Perform Code Reviews

This is a general guideline for code reviewers. First of all, while it is great to add new features to a project, we must also be aware that each line of code we introduce also brings technical debt that we may have to eventually pay.

Open source code is maintained by a community with diverse background, and hence it is even more important to provide clear, documented and maintainable code. Code reviews are a shepherding process to spot potential problems, improve quality of the code. We should, however, not rely on the code review process to get the code into a ready state. Contributors are encouraged to polish the code to a ready state before requesting reviews. This is especially expected for code owner and committer candidates.

Here are some checklists for code reviews, it is also helpful reference for contributors.

Hold the Highest Standard

The first rule for code reviewers is to always keep the highest standard, and do not approve code just to “be friendly”. Good, informative critics each other learn and prevent technical debt in early stages.

Deliberate on API and Data Structures

A minimum and stable API is critical to the project’s life. A good API makes a huge difference. Always think very carefully about all the aspects including naming, argument definitions and behavior.

When possible, pay more attention still to the proposed API design during code reviews. Remember, it is easier to improve code implementation, but it is extremely hard to change an API once accepted. We should treat data structures that are shared across modules(e.g. AST) in the same way. If/when uncertain, start a conversation with more developers before committing.

Here are some useful principles for designing APIs:

  • Be consistent with existing well-known package’s APIs if the features overlap. For example, tensor operation APIs should always be consistent with the numpy API.

  • Be consistent with existing APIs in the same project. For example, we should use the same argument ordering across all the optimization passes, so there is no “surprise” when using them.

  • Think about whether the API will change in the future. For example, we will have more options like loop_unrolling and device placement policy as we add more optimizations in build. We can package optimization knobs into a build configuration object.

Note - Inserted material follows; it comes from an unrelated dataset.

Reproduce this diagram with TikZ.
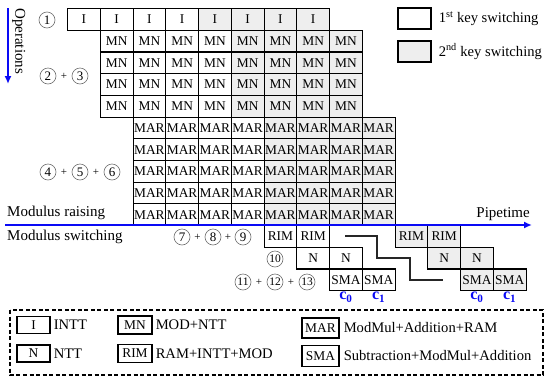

In this way, the build API is stable over time, even though it may be enriched.

  • Write documentation. Documentation is mandatory for APIs and sometimes writing documents helps us to think further about the design as well as whether we need to add further clarifications.

  • Minimum. Think about how many lines of code a user has to write to use the API. Remove layers of abstraction when possible.

Ensure Test Coverage

Each new change of features should introduce test cases. Bug fixes should include regression tests that prevent the problem from happening again.

Documentation is Mandatory

Documentation is often overlooked. When adding new functions or changing an existing function, the documentation should be directly updated. A new feature is meaningless without documentation to make it accessible. See more at Write Document and Tutorials

Minimum Dependency

Always be cautious in introducing dependencies. While it is important to reuse code and avoid reinventing the wheel, dependencies can increase burden of users in deployment. A good design principle is that a feature or function should only have a dependecy if/when a user actually use it.

Ensure Readability

While it is hard to implement a new feature, it is even harder to make others understand and maintain the code you wrote. It is common for a PMC or committer to not be able to understand certain contributions. In such case, a reviewer should say “I don’t understand” and ask the contributor to clarify. We highly encourage code comments which explain the code logic along with the code.

Concise Implementation

Some basic principles applied here: favor vectorized array code over loops, use existing APIs that solve the problem.

Document Lessons in Code Reviews

When you find there are some common or recurring lessons that can be summarized, add it to the Code Guide and Tips. It is always good to refer to the guideline document when requesting changes, so the lessons can be shared to all the community.

Respect each other

The code reviewers and contributors are paying the most precious currency in the world – time. We are volunteers in the community to spend the time to build good code, help each other, learn and have fun hacking.

Learn from other Code Reviews

There can be multiple reviewers reviewing the same changes. Many times other reviewers may spot things you did not find. Try to learn from other code reviews, when possible, document these lessons.

Approve and Request Changes Explicitly

The contributor and code owner can request code reviews from multiple reviewers. Remember to approve changes when your comments are addressed in a code review. To do so – please click on changes tab in the pull request, then select approve, or comment on the code and click request changes. Code owner can decide if the code can be merged in case by case if some of the reviewers did not respond in time(e.g. a week) and existing reviews are sufficient.